Jerry Lewis no Festival de Cannes em 2013: ator foi tão divertido na tela quanto intolerante na vida real
Jerry Lewis no Festival de Cannes em 2013: ator foi tão divertido na tela quanto intolerante na vida real | Foto: Anne-Christine Poujoulat/ AFP



Quarenta anos (e dois dias) depois da morte de Groucho Marx, o cômico estadunidense Jerry Lewis morreu aos 91 anos. A coincidência entre o aniversário de um e a morte do outro oferece a tentação de tentar explicar um ator por oposição ao outro. Como tantas vezes, os contrários se explicam mutuamente. Groucho, já se disse tantas vezes, baseava todo seu êxito no humor escrito, no engenho e na agilidade mental. Lewis, ao contrário, navegava na herança dos cômicos palhaços da geração anterior. Suas gags se baseavam em sua expressão corporal, no velho instinto de imitação e na tradição dos bobos como personagens de comédia. A linhagem remonta a Chaplin, Lloyd, Keaton, Laurel, Tati. Herdeiros? Quase ninguém, talvez o Jim Carrey dos anos 1990, aquele de antes de "Brilho Eterno de Uma Mente sem Lembranças".
Um dos grandes comediantes do século 20, Lewis cresceu no ambiente do show business por conta de pais artistas. Nos anos 1940, fez dupla cômica famosa e duradoura com o cantor Dean Martin, com quem trabalhou em 16 filmes. Mas quando a química da parceria chegou ao fim, teve que se reinventar depois da ruptura traumática. À maneira de Chaplin, não como a mesma genialidade, claro, Jerry Lewis passou a escrever, dirigir e interpretar muitos de seus filmes seguintes, sempre com olho clínico para os aspectos mais técnicos do cinema.

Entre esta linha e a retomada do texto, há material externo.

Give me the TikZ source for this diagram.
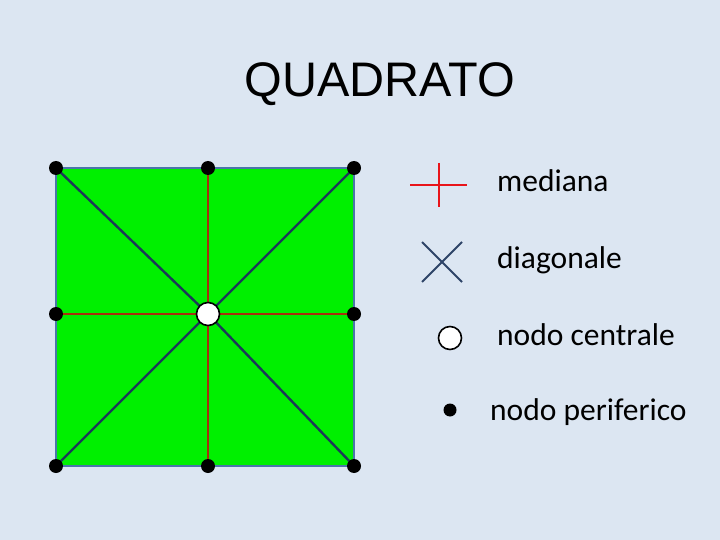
\documentclass[tikz,border=0pt]{standalone}
\usepackage{fontspec}
\setmainfont{Carlito}
\newfontfamily\titlefont{Liberation Sans}
\begin{document}
\begin{tikzpicture}[x=1pt,y=-1pt,
  diag/.style={draw=diagblue,line width=2.4pt},
  med/.style={draw=medred,line width=2.4pt},
  pdot/.style={circle,fill=black,inner sep=0pt,minimum size=14pt},
  cdot/.style={circle,draw=black,fill=white,line width=1.6pt,inner sep=0pt,minimum size=23pt},
  legtext/.style={anchor=base west,inner sep=0pt,font=\fontsize{31.5}{38}\selectfont}
]
\definecolor{bg}{HTML}{DCE6F2}
\definecolor{sqgreen}{HTML}{00F000}
\definecolor{sqborder}{HTML}{4A76A8}
\definecolor{diagblue}{HTML}{1C3A58}
\definecolor{medred}{HTML}{A8300C}
\definecolor{legred}{HTML}{E8141A}
\definecolor{legblue}{HTML}{2E4468}
\fill[bg] (0,0) rectangle (720,540);
\useasboundingbox (0,0) rectangle (720,540);

% title
\node[anchor=base,inner sep=0pt,font=\titlefont\fontsize{48.5}{58}\selectfont] (title) at (380,97) {QUADRATO};

% square
\coordinate (tl) at (56,168);
\coordinate (tr) at (354,168);
\coordinate (bl) at (56,466);
\coordinate (br) at (354,466);
\coordinate (tm) at (208,168);
\coordinate (bm) at (208,466);
\coordinate (lm) at (56,314);
\coordinate (rm) at (354,314);
\coordinate (c) at (208,314);
\draw[fill=sqgreen,draw=sqborder,line width=2pt] (tl) -- (tr) -- (br) -- (bl) -- cycle;
\draw[diag] (tl) -- (c) -- (br);
\draw[diag] (tr) -- (c) -- (bl);
\draw[med] (tm) -- (bm);
\draw[med] (lm) -- (rm);
\foreach \p in {tl,tr,bl,br,tm,bm,lm,rm} \node[pdot] (d\p) at (\p) {};
\node[cdot] (center) at (c) {};

% legend
\coordinate (mh1) at (410,185);
\coordinate (mh2) at (467,185);
\coordinate (mv1) at (439,163);
\coordinate (mv2) at (439,207);
\draw[draw=legred,line width=1.8pt] (mh1) -- (mh2);
\draw[draw=legred,line width=1.8pt] (mv1) -- (mv2);
\coordinate (x1) at (422,242);
\coordinate (x2) at (462,282);
\coordinate (x3) at (462,242);
\coordinate (x4) at (422,282);
\draw[draw=legblue,line width=1.8pt] (x1) -- (x2);
\draw[draw=legblue,line width=1.8pt] (x3) -- (x4);
\node[circle,draw=black,fill=white,line width=1.6pt,inner sep=0pt,minimum size=23pt] (legc) at (450,338) {};
\node[circle,fill=black,inner sep=0pt,minimum size=13pt] (legp) at (450,410) {};

\node[legtext] (t1) at (497,192) {mediana};
\node[legtext] (t2) at (497,268) {diagonale};
\node[legtext] (t3) at (497,345) {nodo centrale};
\node[legtext] (t4) at (490,420) {nodo periferico};
\end{tikzpicture}
\end{document}
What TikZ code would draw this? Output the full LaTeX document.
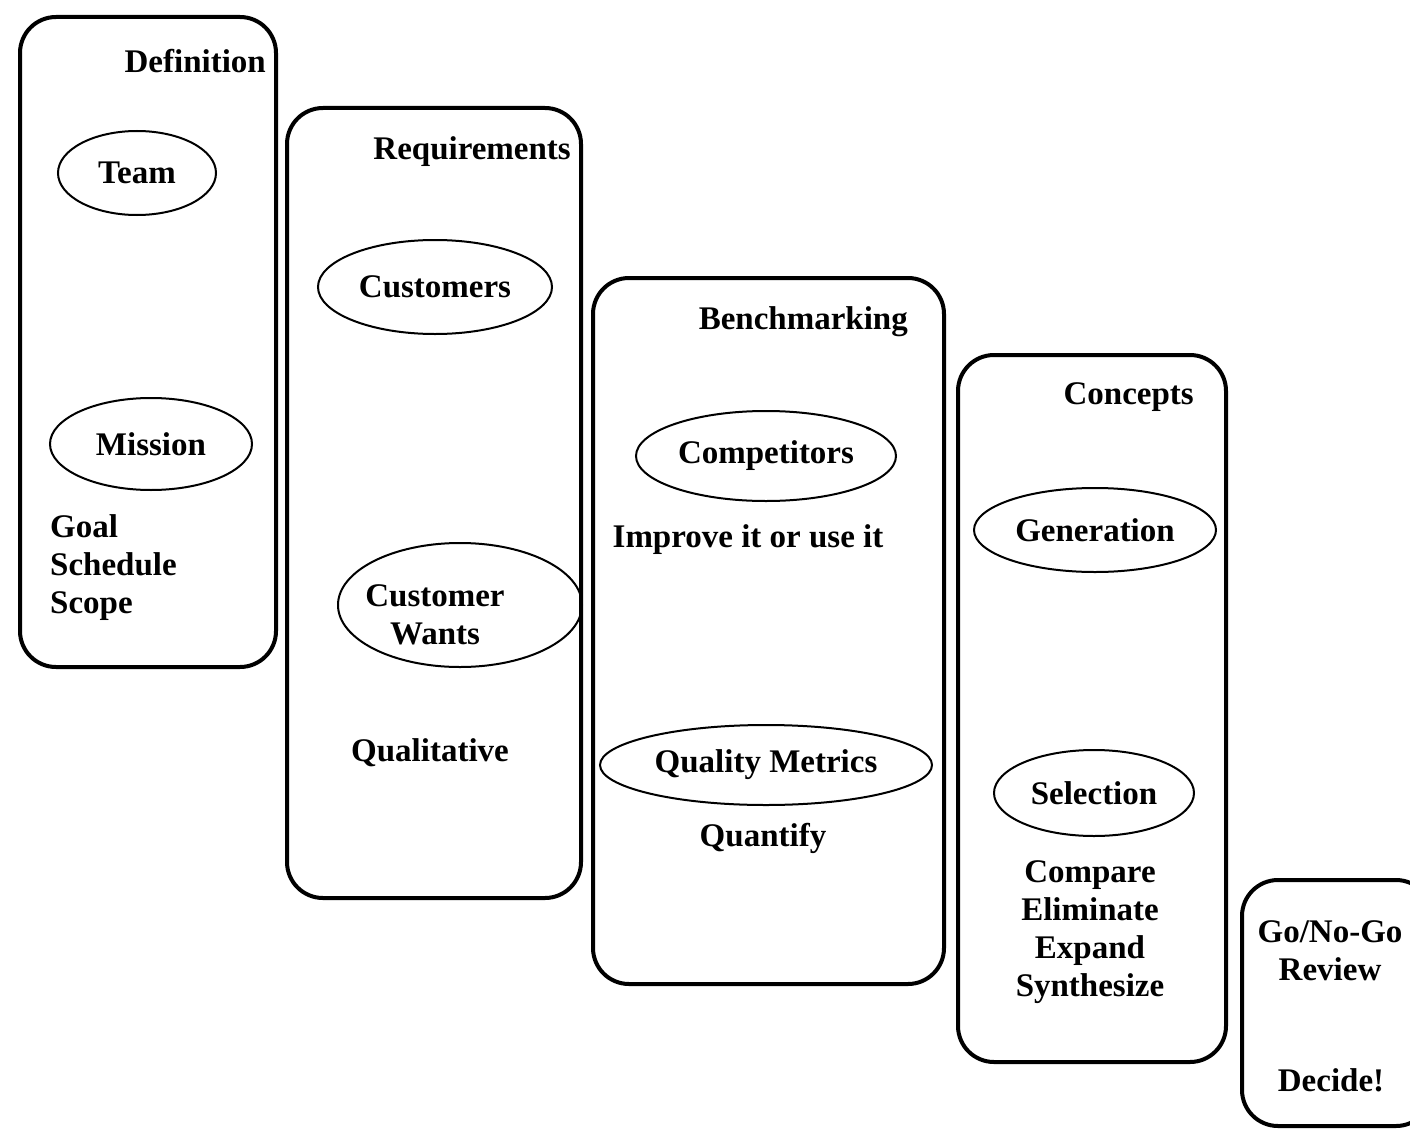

Seu grande mestre foi o diretor Frank Tashlin, um dos grandes gênios da piada visual.

Jerry Lewis em ‘O Professor Aloprado’ (1963), um dos seus filmes mais famosos, baseado em ‘O Médico e o Monstro’
Jerry Lewis em ‘O Professor Aloprado’ (1963), um dos seus filmes mais famosos, baseado em ‘O Médico e o Monstro’ | Foto: Fotos: Reprodução



É desta época (1963) seu filme mais inventivo (e popular), "O Professor Aloprado", versão muito livre e original do clássico da literatura e cinema "O Médico e o Monstro", mas Lewis fez outros muito bons, como "O Terror das Mulheres", "O Bagunceiro Arrumadinho" e "O Mensageiro Trapalhão". Sobre ele, Martin Scorsese disse em 2013: "Continuo vendo os filmes que Jerry fez ao longo dos anos. Seu aspecto visionário, sua mise en scène, a clareza de seus planos, a composição, o ritmo e os personagens na tela são inesquecíveis".
Foi Scorsese que o tirou do ostracismo em "O Rei da Comédia", filme em que o ator interpretou muito a si mesmo, recebendo principalmente o reconhecimento da crítica europeia – que sempre o recebeu com mais generosidade do que a americana.

Em ‘O Bagunceiro Arrumadinho’  (1964) ele interpretou um enfermeiro que adquire os males dos pacientes
Em ‘O Bagunceiro Arrumadinho’ (1964) ele interpretou um enfermeiro que adquire os males dos pacientes



Lewis foi tão divertido na tela quanto impaciente, intolerante, mau humorado e grosseiro no trato diário, embora fosse notável sua atuação filantrópica, especialmente no suporte financeiro na luta a favor dos portadores de distrofia muscular. Sua saúde não lhe deu vida fácil: câncer de próstata, severa cirurgia cardíaca e dores crônicas na espinha dorsal, que provocaram sua adição a analgésicos à base de ópio. Severa punição para suas manifestações homofóbicas e racistas. Republicano notório, apoiou e saudou efusivamente a vitória de Trump.
Deixou inacabado um filme maldito, de 1972: "O Dia em que o Palhaço Chorou", sobre crianças judias num campo de concentração na 2ª Guerra Mundial.